To accomplish this, they began searching for a mattress that met most people’s requirements. High on the list? Supportive foam. Memory foam, however, can hold heat, so the addition of a layer of latex foam adds a cooling top with the right amount of bounce. Next, they focused on making the buying process easy. They came up with compressing the mattress; this would accommodate consumers living in upstairs apartments, and it would keep shipping costs low, via UPS. In addition, shipping it directly to consumers allows them to try the mattress in their home, and a generous return policy gives customers 100 days to try, with free returns.
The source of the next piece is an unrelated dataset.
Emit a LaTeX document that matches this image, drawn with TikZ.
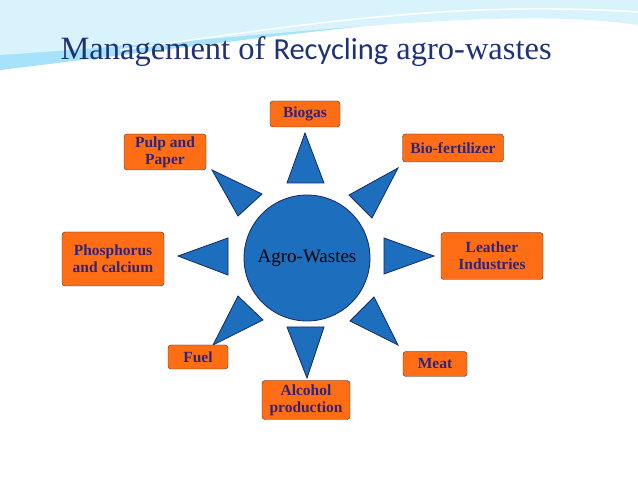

Along with their revolutionary new product, Casper instituted a customer service department that went above and beyond expectations. They keep track of customers’ anniversaries and the names of their pets and children, then send cards, gifts, and more on special days.
In recent weeks, Tempur Sealy’s stocks plummeted a staggering 20 percent after announcing that they expected a 1 to 2 percent decline in sales from 2015. Select Comfort Corporation experienced a stock decline as well, an indication of the greater public’s perception of the future of the bedding industry. Mattress companies are scrambling to compete with the new players in the sleep game, all vying for their piece of the billion-dollar industry.
A New Reality
Casper mattress buyers are an indication of the future for shopping: they want variety, convenience, and a hassle-free experience. For home furnishing companies, big-box retail stores and department stores are no longer the primary means of reaching consumers. Furniture makers must accommodate the shopper who wants a simple buying process, ready-to-use product, and inexpensive shipping. Instead of competing for consumers, retailers and manufacturers are competing for product evangelists. Time will tell how the furniture industry responds.